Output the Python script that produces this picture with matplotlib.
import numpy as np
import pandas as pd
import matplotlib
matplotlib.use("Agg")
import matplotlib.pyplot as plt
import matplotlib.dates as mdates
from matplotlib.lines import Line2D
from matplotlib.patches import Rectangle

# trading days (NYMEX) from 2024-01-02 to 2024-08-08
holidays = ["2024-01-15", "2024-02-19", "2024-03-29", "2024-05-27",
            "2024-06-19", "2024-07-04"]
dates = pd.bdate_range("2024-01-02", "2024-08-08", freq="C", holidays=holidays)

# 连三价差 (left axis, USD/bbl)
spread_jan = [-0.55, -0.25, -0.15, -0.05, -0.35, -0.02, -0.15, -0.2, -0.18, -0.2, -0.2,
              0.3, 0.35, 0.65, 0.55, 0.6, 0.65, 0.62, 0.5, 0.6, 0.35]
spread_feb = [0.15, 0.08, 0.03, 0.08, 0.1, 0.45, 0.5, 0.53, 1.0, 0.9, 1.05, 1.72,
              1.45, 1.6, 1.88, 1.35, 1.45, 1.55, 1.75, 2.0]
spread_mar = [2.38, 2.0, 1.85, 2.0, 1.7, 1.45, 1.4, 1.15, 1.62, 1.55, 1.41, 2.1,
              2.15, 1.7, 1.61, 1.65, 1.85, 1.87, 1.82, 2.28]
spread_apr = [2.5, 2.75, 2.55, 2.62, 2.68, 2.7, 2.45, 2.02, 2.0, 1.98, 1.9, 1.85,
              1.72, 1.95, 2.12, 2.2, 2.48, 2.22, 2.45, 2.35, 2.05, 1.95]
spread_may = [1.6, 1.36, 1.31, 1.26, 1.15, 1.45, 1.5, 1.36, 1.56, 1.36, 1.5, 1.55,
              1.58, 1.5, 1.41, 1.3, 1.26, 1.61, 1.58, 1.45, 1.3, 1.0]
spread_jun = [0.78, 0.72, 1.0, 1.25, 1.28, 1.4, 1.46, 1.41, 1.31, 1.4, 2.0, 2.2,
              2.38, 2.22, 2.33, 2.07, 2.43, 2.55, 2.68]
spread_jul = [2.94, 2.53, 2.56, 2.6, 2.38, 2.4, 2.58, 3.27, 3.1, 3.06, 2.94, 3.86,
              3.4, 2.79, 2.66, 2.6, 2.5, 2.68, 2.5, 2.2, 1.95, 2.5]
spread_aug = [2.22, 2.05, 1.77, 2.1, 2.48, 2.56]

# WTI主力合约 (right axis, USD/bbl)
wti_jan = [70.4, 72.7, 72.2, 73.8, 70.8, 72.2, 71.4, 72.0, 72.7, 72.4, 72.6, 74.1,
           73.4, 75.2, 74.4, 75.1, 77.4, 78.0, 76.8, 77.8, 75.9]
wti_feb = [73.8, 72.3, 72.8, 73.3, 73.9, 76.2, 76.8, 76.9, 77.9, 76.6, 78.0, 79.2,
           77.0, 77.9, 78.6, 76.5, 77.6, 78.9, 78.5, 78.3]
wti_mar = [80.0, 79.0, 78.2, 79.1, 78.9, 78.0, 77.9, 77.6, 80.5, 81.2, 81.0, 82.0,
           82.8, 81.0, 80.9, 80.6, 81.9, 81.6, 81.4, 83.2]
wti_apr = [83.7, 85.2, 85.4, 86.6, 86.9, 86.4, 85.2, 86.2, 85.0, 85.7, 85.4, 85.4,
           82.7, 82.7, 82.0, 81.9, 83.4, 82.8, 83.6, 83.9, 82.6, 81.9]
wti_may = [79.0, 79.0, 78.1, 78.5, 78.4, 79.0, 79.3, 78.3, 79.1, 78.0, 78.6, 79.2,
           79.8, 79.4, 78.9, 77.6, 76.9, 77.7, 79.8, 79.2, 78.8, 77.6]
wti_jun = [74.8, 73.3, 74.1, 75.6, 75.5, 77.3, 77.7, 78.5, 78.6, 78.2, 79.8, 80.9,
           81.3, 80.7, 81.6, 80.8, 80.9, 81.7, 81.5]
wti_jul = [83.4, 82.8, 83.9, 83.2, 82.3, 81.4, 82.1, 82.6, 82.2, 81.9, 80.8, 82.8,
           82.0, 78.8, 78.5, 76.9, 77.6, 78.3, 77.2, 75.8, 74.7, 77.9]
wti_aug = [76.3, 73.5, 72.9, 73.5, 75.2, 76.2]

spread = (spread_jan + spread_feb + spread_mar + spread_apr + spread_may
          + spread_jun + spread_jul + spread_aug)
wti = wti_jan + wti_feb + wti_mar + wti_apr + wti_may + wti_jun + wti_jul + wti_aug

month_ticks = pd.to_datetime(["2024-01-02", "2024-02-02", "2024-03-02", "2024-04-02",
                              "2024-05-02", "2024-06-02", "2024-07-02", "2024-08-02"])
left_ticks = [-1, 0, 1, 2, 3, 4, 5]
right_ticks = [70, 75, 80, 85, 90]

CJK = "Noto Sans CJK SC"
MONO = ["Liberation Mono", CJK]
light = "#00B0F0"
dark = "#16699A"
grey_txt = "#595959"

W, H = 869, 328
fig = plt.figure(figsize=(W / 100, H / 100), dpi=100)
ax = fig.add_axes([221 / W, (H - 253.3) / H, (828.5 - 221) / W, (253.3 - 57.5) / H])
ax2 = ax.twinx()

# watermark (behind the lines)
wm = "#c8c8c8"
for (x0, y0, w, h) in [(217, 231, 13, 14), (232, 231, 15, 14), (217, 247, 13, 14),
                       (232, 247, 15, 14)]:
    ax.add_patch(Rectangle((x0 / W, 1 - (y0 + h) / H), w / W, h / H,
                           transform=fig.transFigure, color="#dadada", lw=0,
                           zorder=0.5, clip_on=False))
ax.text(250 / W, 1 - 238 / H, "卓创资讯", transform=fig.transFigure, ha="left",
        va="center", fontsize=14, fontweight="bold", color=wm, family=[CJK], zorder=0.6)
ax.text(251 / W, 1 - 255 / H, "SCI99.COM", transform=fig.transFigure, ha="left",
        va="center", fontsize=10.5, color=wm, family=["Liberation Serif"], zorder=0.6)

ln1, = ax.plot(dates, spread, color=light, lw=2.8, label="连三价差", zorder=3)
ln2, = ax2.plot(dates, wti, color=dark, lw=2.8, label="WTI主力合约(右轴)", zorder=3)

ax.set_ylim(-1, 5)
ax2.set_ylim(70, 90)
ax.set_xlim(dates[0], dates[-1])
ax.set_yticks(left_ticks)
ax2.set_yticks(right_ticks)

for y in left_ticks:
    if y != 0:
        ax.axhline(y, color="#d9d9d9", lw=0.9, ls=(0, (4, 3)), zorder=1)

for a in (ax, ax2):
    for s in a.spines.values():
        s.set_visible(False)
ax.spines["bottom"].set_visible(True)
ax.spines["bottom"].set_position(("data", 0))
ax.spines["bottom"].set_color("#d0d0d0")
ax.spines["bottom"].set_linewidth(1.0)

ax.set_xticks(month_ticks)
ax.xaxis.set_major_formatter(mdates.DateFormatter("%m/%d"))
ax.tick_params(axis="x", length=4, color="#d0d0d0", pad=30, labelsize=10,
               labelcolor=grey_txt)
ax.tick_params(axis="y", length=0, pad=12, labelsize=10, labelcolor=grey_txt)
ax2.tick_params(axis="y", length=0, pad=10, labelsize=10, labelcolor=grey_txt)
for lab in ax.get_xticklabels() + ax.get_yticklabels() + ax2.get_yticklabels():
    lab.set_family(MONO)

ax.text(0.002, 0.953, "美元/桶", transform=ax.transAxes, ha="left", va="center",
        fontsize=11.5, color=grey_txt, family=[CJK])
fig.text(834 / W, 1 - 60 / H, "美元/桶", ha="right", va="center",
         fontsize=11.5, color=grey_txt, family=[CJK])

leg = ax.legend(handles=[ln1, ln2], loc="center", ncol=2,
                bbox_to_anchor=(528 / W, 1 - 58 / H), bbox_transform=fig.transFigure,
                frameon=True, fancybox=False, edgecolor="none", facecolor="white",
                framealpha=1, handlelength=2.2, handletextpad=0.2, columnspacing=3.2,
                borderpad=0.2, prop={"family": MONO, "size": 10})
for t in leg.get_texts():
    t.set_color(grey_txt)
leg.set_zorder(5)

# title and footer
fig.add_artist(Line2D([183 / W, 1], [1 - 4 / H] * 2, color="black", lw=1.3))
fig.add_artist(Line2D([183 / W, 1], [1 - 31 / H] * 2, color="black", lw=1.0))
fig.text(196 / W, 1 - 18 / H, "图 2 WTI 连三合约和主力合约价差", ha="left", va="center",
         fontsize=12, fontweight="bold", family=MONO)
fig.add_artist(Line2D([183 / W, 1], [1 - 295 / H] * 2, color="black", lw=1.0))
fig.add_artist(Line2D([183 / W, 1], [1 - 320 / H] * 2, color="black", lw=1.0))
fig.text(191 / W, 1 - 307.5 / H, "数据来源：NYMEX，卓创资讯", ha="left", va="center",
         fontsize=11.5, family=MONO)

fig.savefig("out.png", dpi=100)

--

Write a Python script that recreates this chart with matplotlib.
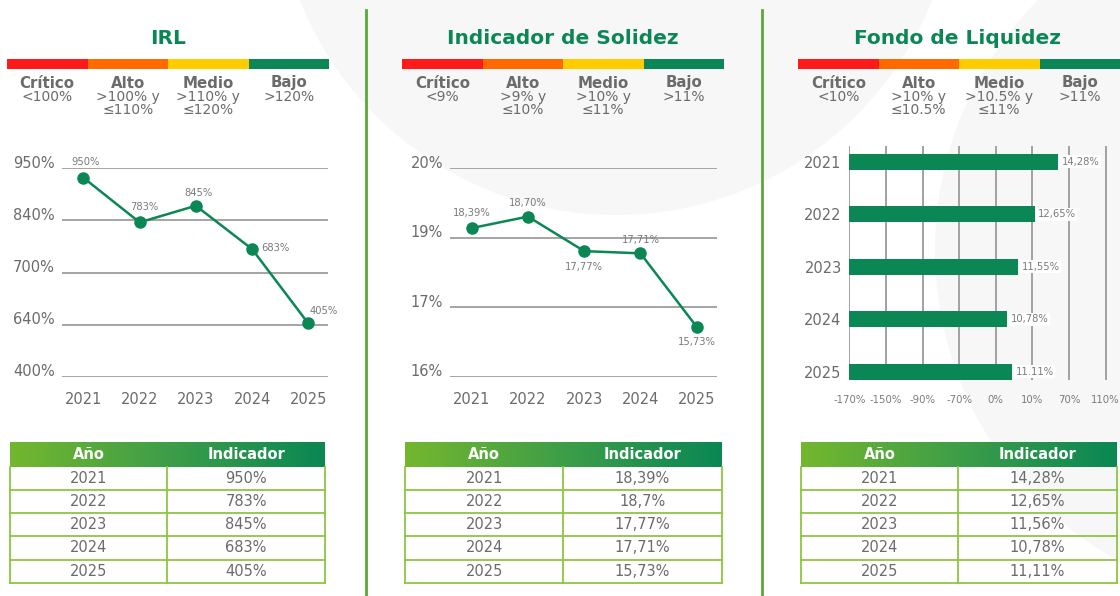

==

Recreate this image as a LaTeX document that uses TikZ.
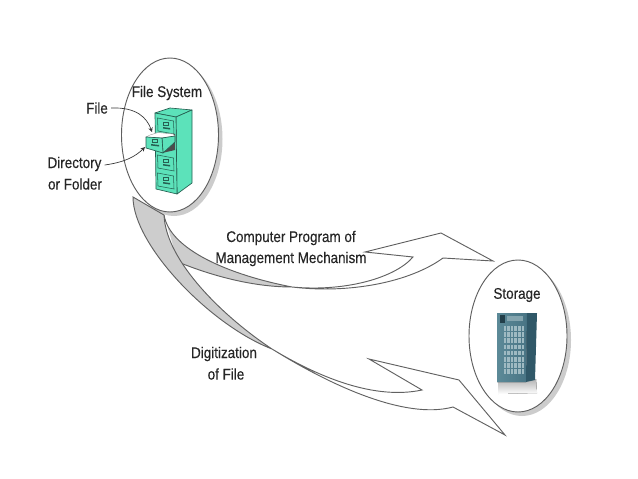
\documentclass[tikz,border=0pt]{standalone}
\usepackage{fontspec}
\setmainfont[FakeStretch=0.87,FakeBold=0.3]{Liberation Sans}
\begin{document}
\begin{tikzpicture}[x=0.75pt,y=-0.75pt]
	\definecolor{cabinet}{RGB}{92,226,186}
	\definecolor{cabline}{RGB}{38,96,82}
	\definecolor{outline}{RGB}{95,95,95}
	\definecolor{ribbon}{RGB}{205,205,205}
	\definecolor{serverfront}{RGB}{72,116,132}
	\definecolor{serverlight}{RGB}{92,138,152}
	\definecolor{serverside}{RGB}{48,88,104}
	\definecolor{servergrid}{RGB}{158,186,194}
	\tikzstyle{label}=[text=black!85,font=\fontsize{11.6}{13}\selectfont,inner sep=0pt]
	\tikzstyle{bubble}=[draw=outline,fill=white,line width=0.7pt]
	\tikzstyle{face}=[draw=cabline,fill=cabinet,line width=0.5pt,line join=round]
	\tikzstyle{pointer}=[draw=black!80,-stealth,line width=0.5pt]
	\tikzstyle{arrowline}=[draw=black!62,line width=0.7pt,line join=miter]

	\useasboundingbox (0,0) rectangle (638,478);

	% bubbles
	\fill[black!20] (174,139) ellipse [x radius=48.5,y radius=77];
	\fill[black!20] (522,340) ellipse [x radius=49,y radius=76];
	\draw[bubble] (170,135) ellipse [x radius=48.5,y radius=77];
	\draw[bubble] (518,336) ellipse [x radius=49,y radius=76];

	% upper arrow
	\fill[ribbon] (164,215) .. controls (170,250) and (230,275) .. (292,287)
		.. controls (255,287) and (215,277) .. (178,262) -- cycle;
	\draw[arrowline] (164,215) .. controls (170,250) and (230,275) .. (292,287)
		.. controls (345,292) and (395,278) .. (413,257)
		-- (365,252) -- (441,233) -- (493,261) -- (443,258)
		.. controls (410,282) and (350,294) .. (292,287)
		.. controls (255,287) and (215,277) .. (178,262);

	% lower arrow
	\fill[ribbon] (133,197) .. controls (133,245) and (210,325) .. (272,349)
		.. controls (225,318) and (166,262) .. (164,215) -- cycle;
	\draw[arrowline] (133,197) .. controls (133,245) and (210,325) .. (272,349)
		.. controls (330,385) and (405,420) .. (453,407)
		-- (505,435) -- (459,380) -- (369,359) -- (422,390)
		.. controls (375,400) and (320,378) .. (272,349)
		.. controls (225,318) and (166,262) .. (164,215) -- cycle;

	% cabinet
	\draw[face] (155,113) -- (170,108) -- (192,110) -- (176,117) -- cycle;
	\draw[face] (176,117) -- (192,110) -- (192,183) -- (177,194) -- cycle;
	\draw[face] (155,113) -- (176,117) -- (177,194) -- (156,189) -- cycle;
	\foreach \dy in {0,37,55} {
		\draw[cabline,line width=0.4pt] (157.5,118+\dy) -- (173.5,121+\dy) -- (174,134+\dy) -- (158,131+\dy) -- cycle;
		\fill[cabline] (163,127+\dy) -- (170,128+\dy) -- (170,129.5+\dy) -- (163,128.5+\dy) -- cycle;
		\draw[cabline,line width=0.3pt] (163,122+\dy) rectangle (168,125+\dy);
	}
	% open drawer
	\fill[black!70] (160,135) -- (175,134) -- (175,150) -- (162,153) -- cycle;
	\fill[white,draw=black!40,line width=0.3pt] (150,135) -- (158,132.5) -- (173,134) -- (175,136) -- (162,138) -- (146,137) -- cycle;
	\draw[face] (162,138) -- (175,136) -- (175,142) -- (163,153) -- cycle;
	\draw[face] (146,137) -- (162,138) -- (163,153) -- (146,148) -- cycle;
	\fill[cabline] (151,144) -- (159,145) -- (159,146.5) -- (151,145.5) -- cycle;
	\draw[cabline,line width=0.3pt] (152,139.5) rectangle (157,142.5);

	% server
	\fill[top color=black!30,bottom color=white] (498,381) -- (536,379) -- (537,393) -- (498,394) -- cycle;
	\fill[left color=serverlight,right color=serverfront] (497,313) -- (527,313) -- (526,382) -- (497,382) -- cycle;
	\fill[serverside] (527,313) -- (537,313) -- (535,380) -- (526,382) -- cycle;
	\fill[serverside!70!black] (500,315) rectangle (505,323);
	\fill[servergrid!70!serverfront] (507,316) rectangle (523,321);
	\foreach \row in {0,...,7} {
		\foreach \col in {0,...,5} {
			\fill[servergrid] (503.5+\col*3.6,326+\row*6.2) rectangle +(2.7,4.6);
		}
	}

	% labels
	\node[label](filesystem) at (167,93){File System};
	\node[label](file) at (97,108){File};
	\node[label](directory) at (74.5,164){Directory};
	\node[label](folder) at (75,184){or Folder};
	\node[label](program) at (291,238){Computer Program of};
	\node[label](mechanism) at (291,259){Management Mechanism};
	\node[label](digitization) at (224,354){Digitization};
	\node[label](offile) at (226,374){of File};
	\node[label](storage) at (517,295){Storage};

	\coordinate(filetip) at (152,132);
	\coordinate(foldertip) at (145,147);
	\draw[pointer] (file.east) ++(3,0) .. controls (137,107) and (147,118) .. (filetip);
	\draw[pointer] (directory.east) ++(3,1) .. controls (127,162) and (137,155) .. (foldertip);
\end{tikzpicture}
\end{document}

• Task brief
From the listing above, copy out each line where the word "that" appears.

• The answer
Output the Python script that produces this picture with matplotlib.
Write a Python script that recreates this chart with matplotlib.
Recreate this image as a LaTeX document that uses TikZ.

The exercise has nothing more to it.